Making a giant, roasted brisket for your family or friends is basically the best way to say “I love you” through a dish. It’s so comforting, and it’s a showstopper that’s actually ridiculously simple to make. That can be our secret, though.
While the process is simple, there are a lot of ways to screw things up. Make sure to follow these steps and you’ll end up with a beautifully tender piece of meat (and hopefully, lots of leftovers for sandwiches or hash!) every time.
Season early and season well.
The only “ingredients” in this brisket are salt and pepper, so you want to make sure they do their job. Go for kosher salt and freshly ground black pepper (no shakers here!) to maximize flavor. Take your brisket out of the fridge, season generously on all sides, and leave it out until it gets to room temperature to begin the tenderizing process. Think dry brine, but easier.
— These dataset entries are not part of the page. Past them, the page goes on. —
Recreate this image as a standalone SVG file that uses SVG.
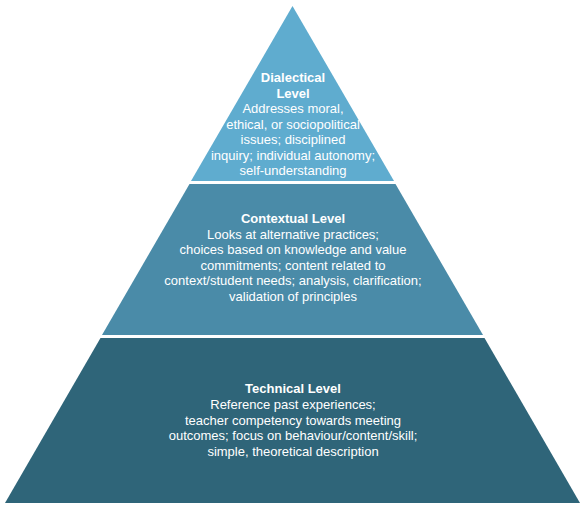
<svg xmlns="http://www.w3.org/2000/svg" width="586" height="507" viewBox="0 0 586 507">
<style>
text{font-family:"Liberation Sans",Arial,sans-serif;font-size:13px;fill:#ffffff;text-anchor:middle}
.b{font-weight:bold}
</style>
<rect width="586" height="507" fill="#ffffff"/>
<g id="dialectical">
<polygon points="292.5,6 394,181 191,181" fill="#5FACCF"/>
<text x="293" y="82" class="b">Dialectical</text>
<text x="293" y="97.5" class="b">Level</text>
<text x="293" y="113">Addresses moral,</text>
<text x="293" y="128.5">ethical, or sociopolitical</text>
<text x="293" y="144">issues; disciplined</text>
<text x="293" y="159.5">inquiry; individual autonomy;</text>
<text x="293" y="175">self-understanding</text>
</g>
<g id="contextual">
<polygon points="189.5,184 395.5,184 483,335 102,335" fill="#4A8BA8"/>
<text x="293" y="223.3" class="b">Contextual Level</text>
<text x="293" y="238.8">Looks at alternative practices;</text>
<text x="293" y="254.3">choices based on knowledge and value</text>
<text x="293" y="269.8">commitments; content related to</text>
<text x="293" y="285.3">context/student needs; analysis, clarification;</text>
<text x="293" y="300.8">validation of principles</text>
</g>
<g id="technical">
<polygon points="100.5,338 484.5,338 580,503 5,503" fill="#2F6579"/>
<text x="293" y="393.3" class="b">Technical Level</text>
<text x="293" y="408.9">Reference past experiences;</text>
<text x="293" y="424.5">teacher competency towards meeting</text>
<text x="293" y="440.1">outcomes; focus on behaviour/content/skill;</text>
<text x="293" y="455.7">simple, theoretical description</text>
</g>
<g id="connectors"/>
</svg>
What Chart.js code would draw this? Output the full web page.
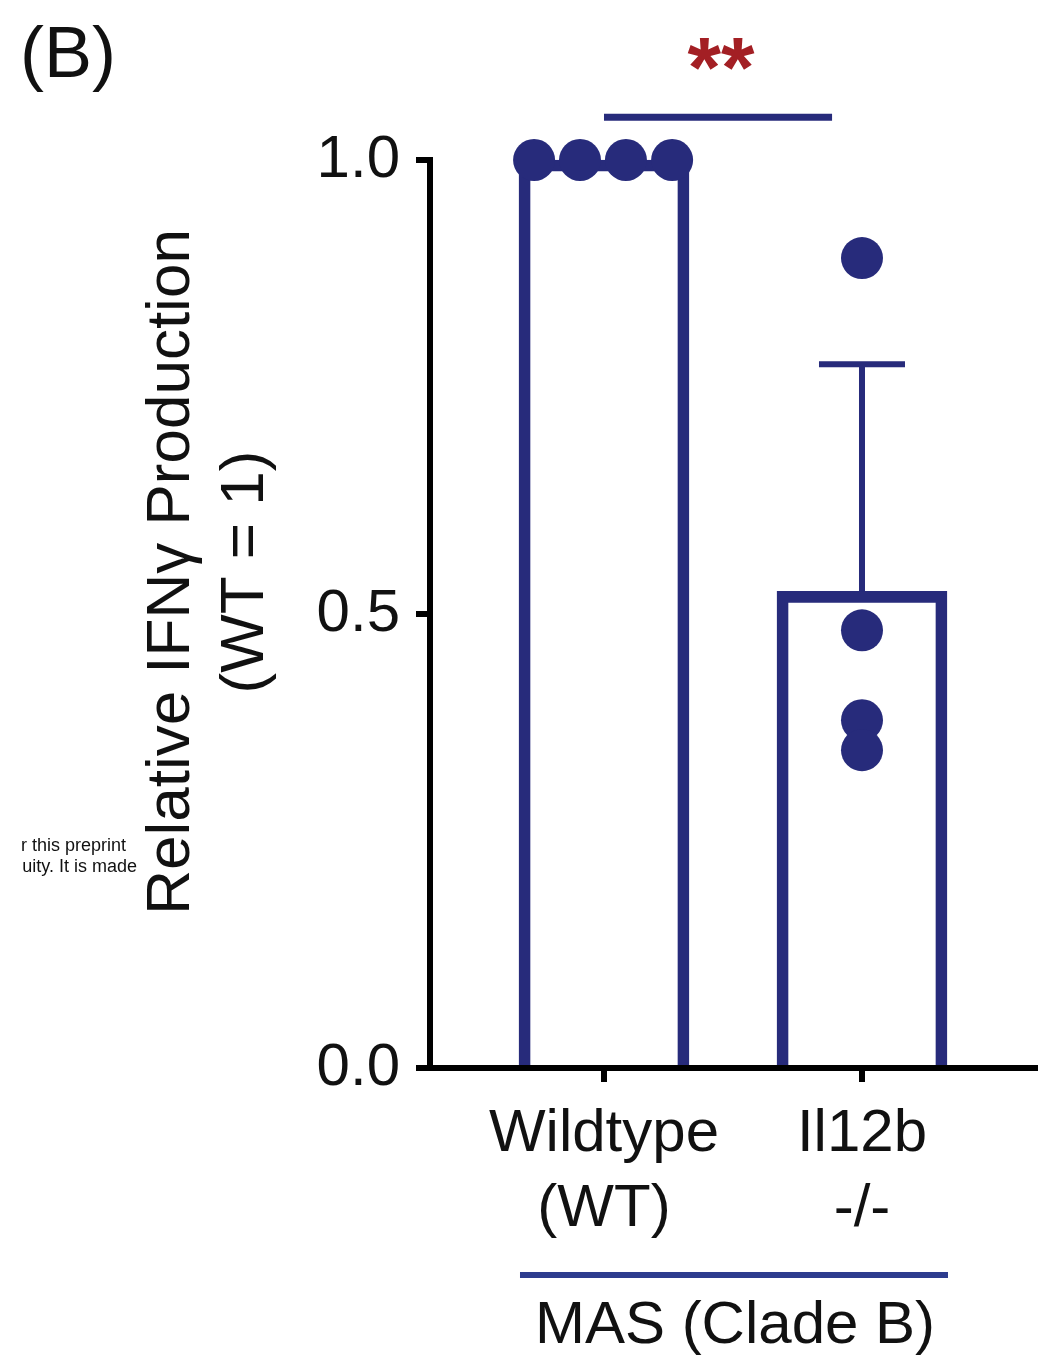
<!DOCTYPE html>
<html><head><meta charset="utf-8">
<script src="https://cdn.jsdelivr.net/npm/chart.js@4.4.0/dist/chart.umd.min.js"></script>
<style>html,body{margin:0;padding:0;background:#fff;} canvas{display:block;}</style>
</head><body>
<canvas id="c" width="1038" height="1359"></canvas>
<script>
// ---- data ----
const categories = [['Wildtype', '(WT)'], ['Il12b', '-/-']];
const categoryX = [1, 2];
const barMeans = [1.0, 0.525];
const errorSD = [0, 0.25];
const wtPointX = [0.729, 0.907, 1.085, 1.264];
const wtPointY = [1.0, 1.0, 1.0, 1.0];
const koPointX = [2, 2, 2, 2];
const koPointY = [0.892, 0.482, 0.383, 0.350];
const yTickValues = [0, 0.5, 1.0];
const yTickLabels = ['0.0', '0.5', '1.0'];
const yTitle = ['Relative IFNγ Production', '(WT = 1)'];
const groupLabel = 'MAS (Clade B)';
const panelLabel = '(B)';
const sigLabel = '**';
const sigFrom = 1, sigTo = 1.884, sigY = 1.047;
const watermark = ['r this preprint', 'uity. It is made'];

// ---- styling ----
const navy = '#272b7b';
const FONT = '"Liberation Sans", Arial, Helvetica, sans-serif';
const xMin = 0.3256, xMax = 2.6822;

const annot = {
  id: 'annot',
  afterDatasetsDraw(chart) {
    const { ctx, scales: { x, y } } = chart;
    ctx.save();
    ctx.strokeStyle = navy;
    ctx.lineWidth = 6;
    categoryX.forEach((cx, i) => {
      if (!errorSD[i]) return;
      const px = x.getPixelForValue(cx);
      const y0 = y.getPixelForValue(barMeans[i]);
      const y1 = y.getPixelForValue(barMeans[i] + errorSD[i]);
      ctx.beginPath();
      ctx.moveTo(px, y0); ctx.lineTo(px, y1);
      ctx.moveTo(px - 43, y1); ctx.lineTo(px + 43, y1);
      ctx.stroke();
    });
    ctx.restore();
  },
  afterDraw(chart) {
    const { ctx, scales: { x, y } } = chart;
    ctx.save();
    ctx.fillStyle = '#111';
    // panel label
    ctx.font = '72px ' + FONT;
    ctx.textAlign = 'left'; ctx.textBaseline = 'alphabetic';
    ctx.fillText(panelLabel, 20, 77);
    // y title
    ctx.font = '62px ' + FONT;
    ctx.textAlign = 'center'; ctx.textBaseline = 'middle';
    [[172, yTitle[0]], [246, yTitle[1]]].forEach(([tx, t]) => {
      ctx.save(); ctx.translate(tx, 572); ctx.rotate(-Math.PI / 2);
      ctx.fillText(t, 0, 0); ctx.restore();
    });
    // significance
    const sx0 = x.getPixelForValue(sigFrom), sx1 = x.getPixelForValue(sigTo);
    const sy = y.getPixelForValue(sigY);
    ctx.strokeStyle = navy; ctx.lineWidth = 7;
    ctx.beginPath(); ctx.moveTo(sx0, sy); ctx.lineTo(sx1, sy); ctx.stroke();
    ctx.fillStyle = '#a31f24';
    ctx.font = 'bold 86px ' + FONT;
    ctx.textAlign = 'center'; ctx.textBaseline = 'alphabetic';
    ctx.fillText(sigLabel, (sx0 + sx1) / 2 + 3, 97);
    // group line + label
    const gx0 = x.getPixelForValue(categoryX[0]) - 84, gx1 = x.getPixelForValue(categoryX[1]) + 86;
    ctx.strokeStyle = '#2d3c8e'; ctx.lineWidth = 6;
    ctx.beginPath(); ctx.moveTo(gx0, 1275); ctx.lineTo(gx1, 1275); ctx.stroke();
    ctx.fillStyle = '#111';
    ctx.font = '60px ' + FONT;
    ctx.textAlign = 'center';
    ctx.fillText(groupLabel, (gx0 + gx1) / 2 + 1, 1343);
    // watermark
    ctx.font = '18px ' + FONT;
    ctx.textAlign = 'right';
    ctx.fillText(watermark[0], 126, 851);
    ctx.fillText(watermark[1], 137, 872);
    ctx.restore();
  }
};

new Chart(document.getElementById('c'), {
  type: 'bar',
  data: {
    datasets: [
      {
        type: 'scatter',
        data: wtPointX.map((v, i) => ({ x: v, y: wtPointY[i] }))
          .concat(koPointX.map((v, i) => ({ x: v, y: koPointY[i] }))),
        pointRadius: 21, pointHoverRadius: 21,
        backgroundColor: navy, borderWidth: 0, order: 0, clip: false
      },
      {
        type: 'bar',
        data: categoryX.map((v, i) => ({ x: v, y: barMeans[i] })),
        barThickness: 170, borderWidth: 11, borderColor: navy,
        backgroundColor: 'rgba(255,255,255,0)', borderSkipped: 'start',
        order: 1, clip: false
      }
    ]
  },
  options: {
    responsive: false, animation: false, devicePixelRatio: 1, events: [],
    layout: { autoPadding: false, padding: { top: 160, left: 0, right: 0, bottom: 0 } },
    plugins: { legend: { display: false }, tooltip: { enabled: false } },
    scales: {
      x: {
        type: 'linear', min: xMin, max: xMax, z: 1, offset: false,
        afterFit(s) { s.height = 291; s.paddingLeft = 0; s.paddingRight = 0; },
        afterBuildTicks(s) { s.ticks = categoryX.map(v => ({ value: v })); },
        ticks: {
          callback: (v) => categories[categoryX.indexOf(v)],
          font: { family: FONT, size: 60, lineHeight: 1.25 }, color: '#111',
          padding: 15, maxRotation: 0, autoSkip: false
        },
        grid: { display: true, offset: false, drawOnChartArea: false, drawTicks: true, tickLength: 14, lineWidth: 6, color: '#000' },
        border: { display: true, width: 6, color: '#000' }
      },
      y: {
        type: 'linear', min: 0, max: 1,
        afterFit(s) { s.width = 430; },
        afterBuildTicks(s) { s.ticks = yTickValues.map(v => ({ value: v })); },
        ticks: {
          callback: (v) => yTickLabels[yTickValues.indexOf(v)],
          font: { family: FONT, size: 60 }, color: '#111', padding: 16
        },
        grid: { display: true, drawOnChartArea: false, drawTicks: true, tickLength: 14, lineWidth: 6, color: '#000' },
        border: { display: true, width: 6, color: '#000' }
      }
    }
  },
  plugins: [annot]
});
</script>
</body></html>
Choose the right roasting pan.
Grab your largest, heaviest, high-sided pan. Basically, the pan you only use once a year to roast your turkey on Thanksgiving. A disposable pan is okay if it’s all you’ve got, but a heavy duty one will ensure even cooking and caramelization.
Fat is your friend.
Always roast fat-side-up. When you do that, the fat acts as a self-baster, dripping onto the brisket itself and the potatoes, allowing everything to braise. You don’t want too much fat, though, or things could get greasy. If you have more than ⅛ inch of fat, trim it.
Nail the timing.
Our foolproof ratio is 18 minutes per pound. Stick to that and you’ll be golden. Ovens can vary, though, so to really be sure your brisket is cooked through and tender, check with a fork towards the end. Poke it into the middle—the fork should go through the meat easily, with no resistance.
Make it ahead of time.
If you can, try to roast your brisket a day ahead of when you plan to serve it. After roasting, let it sit and cool slightly, then slice against the grain and place back into its juices. Letting it sit in that liquid allows the brisket to really soak up all those delicious flavors. You know how chicken soup is always better the day after you make it? Yeah, it’s like that. Then, reheat at a low temperature before you’re ready to serve.